PROBLEM STATEMENT: Exactly retype the opening line of the entries and every line after it, ending with the line that contains "4.54, 4.52, 4.50];". Skip all pictures.

(Code that draws figures)
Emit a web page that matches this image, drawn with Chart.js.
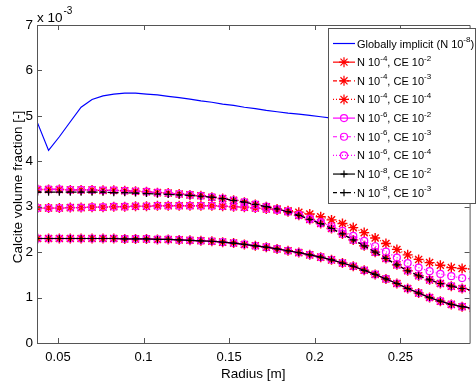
<!DOCTYPE html>
<html>
<head>
<meta charset="utf-8">
<script src="https://cdn.jsdelivr.net/npm/chart.js@4.4.1/dist/chart.umd.min.js"></script>
<style>
  html, body { margin: 0; padding: 0; background: #fff; }
  canvas { display: block; }
</style>
</head>
<body>
<canvas id="calciteChart" width="476" height="382"></canvas>
<script>
// radius of the grid nodes [m]
var radius = [0.0381, 0.0445, 0.0508, 0.0572, 0.0635, 0.0699, 0.0763, 0.0826, 0.0890, 0.0953,
              0.1017, 0.1081, 0.1144, 0.1208, 0.1271, 0.1335, 0.1399, 0.1462, 0.1526, 0.1589,
              0.1653, 0.1717, 0.1780, 0.1844, 0.1907, 0.1971, 0.2035, 0.2098, 0.2162, 0.2225,
              0.2289, 0.2353, 0.2416, 0.2480, 0.2543, 0.2607, 0.2671, 0.2734, 0.2798, 0.2861, 0.2925];

// calcite volume fraction, in units of 10^-3
var globalImplicit = [4.84, 4.24, 4.54, 4.87, 5.19, 5.36, 5.44, 5.48, 5.50, 5.50,
                      5.48, 5.46, 5.43, 5.40, 5.37, 5.33, 5.30, 5.26, 5.23, 5.19,
                      5.16, 5.12, 5.09, 5.06, 5.04, 5.01, 4.98, 4.95, 4.92, 4.88,
                      4.84, 4.80, 4.76, 4.72, 4.68, 4.64, 4.60, 4.57, 4.54, 4.52, 4.50];

// CE 10^-2 runs lie on top of each other
var n4ce2 = [2.30, 2.30, 2.30, 2.30, 2.30, 2.30, 2.30, 2.30, 2.29, 2.29,
             2.29, 2.28, 2.28, 2.27, 2.26, 2.25, 2.24, 2.22, 2.20, 2.17,
             2.14, 2.11, 2.07, 2.03, 1.99, 1.94, 1.89, 1.83, 1.76, 1.69,
             1.60, 1.51, 1.41, 1.31, 1.20, 1.10, 1.00, 0.92, 0.85, 0.80, 0.76];
var n6ce2 = n4ce2;
var n8ce2 = n4ce2;

var n4ce3 = [3.38, 3.38, 3.38, 3.37, 3.37, 3.37, 3.36, 3.36, 3.35, 3.34,
             3.33, 3.31, 3.30, 3.28, 3.26, 3.24, 3.21, 3.18, 3.14, 3.10,
             3.05, 3.00, 2.95, 2.89, 2.81, 2.72, 2.63, 2.52, 2.40, 2.27,
             2.14, 2.00, 1.86, 1.72, 1.59, 1.48, 1.39, 1.31, 1.25, 1.20, 1.16];
var n6ce3 = n4ce3;
var n8ce3 = [3.32, 3.32, 3.32, 3.32, 3.32, 3.32, 3.32, 3.31, 3.31, 3.30,
             3.29, 3.28, 3.27, 3.26, 3.25, 3.23, 3.21, 3.18, 3.14, 3.10,
             3.05, 3.00, 2.95, 2.89, 2.81, 2.72, 2.63, 2.52, 2.40, 2.27,
             2.14, 2.00, 1.86, 1.72, 1.59, 1.48, 1.39, 1.31, 1.25, 1.20, 1.16];

var n4ce4 = [2.97, 2.97, 2.97, 2.98, 2.98, 2.99, 2.99, 3.00, 3.00, 3.01,
             3.01, 3.02, 3.02, 3.02, 3.02, 3.02, 3.02, 3.01, 3.00, 2.99,
             2.97, 2.95, 2.93, 2.91, 2.88, 2.84, 2.78, 2.71, 2.63, 2.54,
             2.43, 2.31, 2.19, 2.06, 1.94, 1.84, 1.77, 1.71, 1.66, 1.64, 1.63];
var n6ce4 = [2.97, 2.97, 2.97, 2.98, 2.98, 2.99, 2.99, 3.00, 3.00, 3.01,
             3.01, 3.02, 3.02, 3.02, 3.02, 3.02, 3.02, 3.01, 3.00, 2.99,
             2.97, 2.95, 2.93, 2.90, 2.82, 2.74, 2.66, 2.57, 2.47, 2.36,
             2.25, 2.13, 2.01, 1.88, 1.76, 1.66, 1.58, 1.52, 1.47, 1.43, 1.41];

var seriesLabels = ['Globally implicit (N 10^-8)',
                    'N 10^-4, CE 10^-2', 'N 10^-4, CE 10^-3', 'N 10^-4, CE 10^-4',
                    'N 10^-6, CE 10^-2', 'N 10^-6, CE 10^-3', 'N 10^-6, CE 10^-4',
                    'N 10^-8, CE 10^-2', 'N 10^-8, CE 10^-3'];
var seriesValues = [globalImplicit, n4ce2, n4ce3, n4ce4, n6ce2, n6ce3, n6ce4, n8ce2, n8ce3];

var xTicks = [0.05, 0.1, 0.15, 0.2, 0.25];
var yTicks = [0, 1, 2, 3, 4, 5, 6, 7];
var yExponent = '-3';
var xTitle = 'Radius [m]';
var yTitle = 'Calcite volume fraction [-]';

// matlab-ish look for each series
var styles = [
  { color: '#0000ff', dash: [], marker: false },
  { color: '#ff0000', dash: [], marker: 'star' },
  { color: '#ff0000', dash: [4, 3], marker: 'star' },
  { color: '#ff0000', dash: [1, 2], marker: 'star' },
  { color: '#ff00ff', dash: [], marker: 'circle' },
  { color: '#ff00ff', dash: [4, 3], marker: 'circle' },
  { color: '#ff00ff', dash: [1, 2], marker: 'circle' },
  { color: '#000000', dash: [], marker: 'cross' },
  { color: '#000000', dash: [4, 3], marker: 'cross' }
];
var markerSize = { star: 5, circle: 3.5, cross: 3.5 };
var fontFamily = '"Liberation Sans", Arial, sans-serif';

var datasets = seriesValues.map(function (vals, i) {
  var st = styles[i];
  return {
    label: seriesLabels[i],
    data: vals.map(function (v, j) { return { x: radius[j], y: v }; }),
    borderColor: st.color,
    backgroundColor: 'rgba(0,0,0,0)',
    borderWidth: 1.2,
    borderDash: st.dash,
    pointStyle: st.marker || 'circle',
    pointRadius: st.marker ? markerSize[st.marker] : 0,
    pointBorderColor: st.color,
    pointBackgroundColor: 'rgba(0,0,0,0)',
    pointBorderWidth: st.marker === 'star' ? 1.4 : 1.2,
    tension: 0,
    order: seriesValues.length - i   // later series on top, like matlab
  };
});

// text with ^-n superscripts
function drawRichText(ctx, text, x, y, size) {
  var parts = text.split(/\^(-?\d+)/);
  for (var k = 0; k < parts.length; k++) {
    if (!parts[k]) continue;
    var sup = (k % 2 === 1);
    ctx.font = (sup ? Math.round(size * 0.72) : size) + 'px ' + fontFamily;
    ctx.fillText(parts[k], x, sup ? y - size * 0.42 : y);
    x += ctx.measureText(parts[k]).width;
  }
  return x;
}

function drawMarker(ctx, type, x, y, r) {
  ctx.beginPath();
  if (type === 'circle') {
    ctx.arc(x, y, r, 0, Math.PI * 2);
  } else {
    ctx.moveTo(x - r, y); ctx.lineTo(x + r, y);
    ctx.moveTo(x, y - r); ctx.lineTo(x, y + r);
    if (type === 'star') {
      var d = r * 0.7071;
      ctx.moveTo(x - d, y - d); ctx.lineTo(x + d, y + d);
      ctx.moveTo(x - d, y + d); ctx.lineTo(x + d, y - d);
    }
  }
  ctx.stroke();
}

var matlabFrame = {
  id: 'matlabFrame',
  afterDatasetsDraw: function (chart) {
    var ctx = chart.ctx, a = chart.chartArea;
    var xs = chart.scales.x, ys = chart.scales.y;
    ctx.save();
    ctx.strokeStyle = '#555';
    ctx.lineWidth = 1;
    ctx.setLineDash([]);
    ctx.beginPath();
    ctx.rect(a.left + 0.5, a.top + 0.5, a.right - a.left, a.bottom - a.top);
    xTicks.forEach(function (v) {
      var px = Math.round(xs.getPixelForValue(v)) + 0.5;
      ctx.moveTo(px, a.bottom); ctx.lineTo(px, a.bottom - 5);
      ctx.moveTo(px, a.top); ctx.lineTo(px, a.top + 5);
    });
    yTicks.forEach(function (v) {
      var py = Math.round(ys.getPixelForValue(v)) + 0.5;
      ctx.moveTo(a.left, py); ctx.lineTo(a.left + 5, py);
      ctx.moveTo(a.right, py); ctx.lineTo(a.right - 5, py);
    });
    ctx.stroke();

    // axis titles and exponent
    ctx.fillStyle = '#000';
    ctx.textBaseline = 'alphabetic';
    ctx.font = '13.5px ' + fontFamily;
    ctx.textAlign = 'center';
    ctx.fillText(xTitle, (a.left + a.right) / 2, 378);
    ctx.save();
    ctx.translate(22, (a.top + a.bottom) / 2 + 3);
    ctx.rotate(-Math.PI / 2);
    ctx.fillText(yTitle, 0, 0);
    ctx.restore();
    ctx.textAlign = 'left';
    ctx.font = '13.5px ' + fontFamily;
    ctx.fillText('x 10', a.left, 22);
    var w = ctx.measureText('x 10').width;
    ctx.font = '10px ' + fontFamily;
    ctx.fillText(yExponent, a.left + w + 1, 14);

    // legend box
    var lx = 328, ly = 28, lw = 148, lh = 175;
    ctx.fillStyle = '#fff';
    ctx.fillRect(lx, ly, lw, lh);
    ctx.strokeStyle = '#555';
    ctx.strokeRect(lx + 0.5, ly + 0.5, lw - 1, lh);
    seriesLabels.forEach(function (lab, i) {
      var st = styles[i];
      var yy = 43.5 + i * 18.65;
      ctx.strokeStyle = st.color;
      ctx.lineWidth = 1.2;
      ctx.setLineDash(st.dash);
      ctx.beginPath();
      ctx.moveTo(333, yy); ctx.lineTo(355, yy);
      ctx.stroke();
      ctx.setLineDash([]);
      if (st.marker) drawMarker(ctx, st.marker, 344, yy, markerSize[st.marker]);
      ctx.fillStyle = '#000';
      ctx.textBaseline = 'middle';
      drawRichText(ctx, lab, 357, yy + 1, 11);
    });
    ctx.restore();
  }
};

var ctx = document.getElementById('calciteChart').getContext('2d');
var calciteChart = new Chart(ctx, {
  type: 'line',
  data: { datasets: datasets },
  options: {
    responsive: false,
    animation: false,
    devicePixelRatio: 1,
    layout: { padding: { top: 25, right: 0, left: 0, bottom: 0 } },
    plugins: { legend: { display: false }, tooltip: { enabled: false } },
    scales: {
      x: {
        type: 'linear',
        min: 0.03774,
        max: 0.29048,
        grid: { display: false, drawTicks: false },
        border: { display: false },
        afterBuildTicks: function (s) { s.ticks = xTicks.map(function (v) { return { value: v }; }); },
        afterFit: function (s) { s.height = 39; },
        ticks: {
          font: { family: fontFamily, size: 13 }, color: '#000', padding: 7,
          maxRotation: 0, autoSkip: false,
          callback: function (v) { return String(v); }
        }
      },
      y: {
        type: 'linear',
        min: 0,
        max: 7,
        grid: { display: false, drawTicks: false },
        border: { display: false },
        afterBuildTicks: function (s) { s.ticks = yTicks.map(function (v) { return { value: v }; }); },
        afterFit: function (s) { s.width = 37; },
        ticks: {
          font: { family: fontFamily, size: 13.5 }, color: '#000', padding: 4,
          callback: function (v) { return String(v); }
        }
      }
    }
  },
  plugins: [matlabFrame]
});
</script>
</body>
</html>
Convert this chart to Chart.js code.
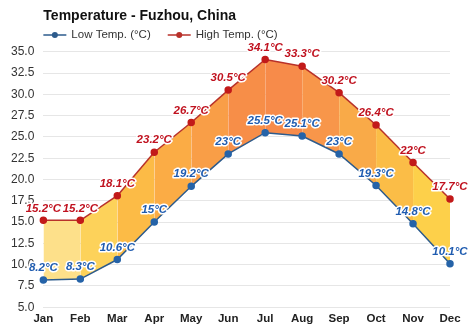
<!DOCTYPE html>
<html>
<head>
<meta charset="utf-8">
<script src="https://cdn.jsdelivr.net/npm/chart.js@4.4.1/dist/chart.umd.min.js"></script>
<style>
  html, body { margin: 0; padding: 0; background: #fff; }
  #wrap { width: 474px; height: 331px; }
</style>
</head>
<body>
<div id="wrap"><canvas id="tempChart"></canvas></div>
<script>
/* Fuzhou monthly temperatures */
const months = ['Jan', 'Feb', 'Mar', 'Apr', 'May', 'Jun', 'Jul', 'Aug', 'Sep', 'Oct', 'Nov', 'Dec'];
const lowTemps = [8.2, 8.3, 10.6, 15, 19.2, 23, 25.5, 25.1, 23, 19.3, 14.8, 10.1];
const highTemps = [15.2, 15.2, 18.1, 23.2, 26.7, 30.5, 34.1, 33.3, 30.2, 26.4, 22, 17.7];

// one fill colour per month-to-month band
const bandColors = ['#fde08a', '#fdd25a', '#fcbb46', '#fbac45', '#f99e47', '#f78e48',
                    '#f78b4a', '#f8964a', '#f9aa48', '#fbbd47', '#fdd04a'];

const LOW_LINE = '#2d5b8c', LOW_TEXT = '#1f5cb0';
const HIGH_LINE = '#b8312a', HIGH_TEXT = '#c0121f';
const FONT = '"Liberation Sans", Arial, sans-serif';

// value labels above every point
const valueLabels = {
    id: 'valueLabels',
    afterDatasetsDraw(chart) {
        const ctx = chart.ctx;
        ctx.save();
        ctx.font = 'italic bold 11.5px ' + FONT;
        ctx.textAlign = 'center';
        ctx.textBaseline = 'middle';
        ctx.lineJoin = 'round';
        chart.data.datasets.forEach((ds, i) => {
            const meta = chart.getDatasetMeta(i);
            meta.data.forEach((pt, j) => {
                const txt = ds.data[j] + '°C';
                ctx.lineWidth = 3;
                ctx.strokeStyle = '#fff';
                ctx.strokeText(txt, pt.x, pt.y - 12);
                ctx.fillStyle = ds.labelColor;
                ctx.fillText(txt, pt.x, pt.y - 12);
            });
        });
        ctx.restore();
    }
};

// legend: short line with a dot, then the series name
const lineLegend = {
    id: 'lineLegend',
    afterDraw(chart) {
        const ctx = chart.ctx;
        const y = 35;
        let x = chart.chartArea.left;
        ctx.save();
        ctx.font = '11.5px ' + FONT;
        ctx.textBaseline = 'middle';
        chart.data.datasets.forEach(ds => {
            ctx.strokeStyle = ds.borderColor;
            ctx.lineWidth = 1.5;
            ctx.beginPath(); ctx.moveTo(x, y); ctx.lineTo(x + 23, y); ctx.stroke();
            ctx.fillStyle = ds.borderColor;
            ctx.beginPath(); ctx.arc(x + 11.5, y, 3, 0, Math.PI * 2); ctx.fill();
            ctx.fillStyle = '#333';
            ctx.fillText(ds.label, x + 28, y);
            x += 28 + ctx.measureText(ds.label).width + 17;
        });
        ctx.restore();
    }
};

new Chart(document.getElementById('tempChart'), {
    type: 'line',
    data: {
        labels: months,
        datasets: [
            {
                label: 'Low Temp. (°C)',
                data: lowTemps,
                borderColor: LOW_LINE,
                backgroundColor: LOW_LINE,
                pointBackgroundColor: '#2563a8',
                pointBorderColor: '#2563a8',
                labelColor: LOW_TEXT,
                borderWidth: 1.5,
                pointRadius: 3,
                tension: 0,
                fill: false
            },
            {
                label: 'High Temp. (°C)',
                data: highTemps,
                borderColor: HIGH_LINE,
                backgroundColor: '#fbb046',
                pointBackgroundColor: '#c21a1a',
                pointBorderColor: '#c21a1a',
                labelColor: HIGH_TEXT,
                borderWidth: 1.5,
                pointRadius: 3,
                tension: 0,
                fill: '-1',
                segment: {
                    backgroundColor: c => bandColors[c.p0DataIndex]
                }
            }
        ]
    },
    options: {
        responsive: true,
        maintainAspectRatio: false,
        animation: false,
        layout: { padding: { left: 2, right: 24, top: 4, bottom: 0 } },
        plugins: {
            title: {
                display: true,
                text: 'Temperature - Fuzhou, China',
                align: 'start',
                fullSize: false,
                color: '#111',
                font: { family: FONT, size: 14, weight: 'bold' },
                padding: { top: 4, bottom: 27 }
            },
            legend: { display: false },
            tooltip: { enabled: false }
        },
        scales: {
            x: {
                grid: { display: false, drawTicks: false },
                border: { display: false },
                ticks: {
                    color: '#222',
                    padding: 5,
                    font: { family: FONT, size: 11.5, weight: 'bold' }
                }
            },
            y: {
                min: 5,
                max: 35,
                grid: { color: '#e6e6e6', drawTicks: false },
                border: { display: false },
                ticks: {
                    stepSize: 2.5,
                    padding: 9,
                    color: '#333',
                    callback: v => v.toFixed(1),
                    font: { family: FONT, size: 12 }
                }
            }
        }
    },
    plugins: [valueLabels, lineLegend]
});
</script>
</body>
</html>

IN RESPONSE:
Emit a web page that matches this image, drawn with Chart.js.
<!DOCTYPE html>
<html>
<head>
<meta charset="utf-8">
<script src="https://cdn.jsdelivr.net/npm/chart.js@4.4.1/dist/chart.umd.min.js"></script>
<style>
  html, body { margin: 0; padding: 0; background: #fff; }
  canvas { display: block; }
</style>
</head>
<body>
<canvas id="calciteChart" width="476" height="382"></canvas>
<script>
// radius of the grid nodes [m]
var radius = [0.0381, 0.0445, 0.0508, 0.0572, 0.0635, 0.0699, 0.0763, 0.0826, 0.0890, 0.0953,
              0.1017, 0.1081, 0.1144, 0.1208, 0.1271, 0.1335, 0.1399, 0.1462, 0.1526, 0.1589,
              0.1653, 0.1717, 0.1780, 0.1844, 0.1907, 0.1971, 0.2035, 0.2098, 0.2162, 0.2225,
              0.2289, 0.2353, 0.2416, 0.2480, 0.2543, 0.2607, 0.2671, 0.2734, 0.2798, 0.2861, 0.2925];

// calcite volume fraction, in units of 10^-3
var globalImplicit = [4.84, 4.24, 4.54, 4.87, 5.19, 5.36, 5.44, 5.48, 5.50, 5.50,
                      5.48, 5.46, 5.43, 5.40, 5.37, 5.33, 5.30, 5.26, 5.23, 5.19,
                      5.16, 5.12, 5.09, 5.06, 5.04, 5.01, 4.98, 4.95, 4.92, 4.88,
                      4.84, 4.80, 4.76, 4.72, 4.68, 4.64, 4.60, 4.57, 4.54, 4.52, 4.50];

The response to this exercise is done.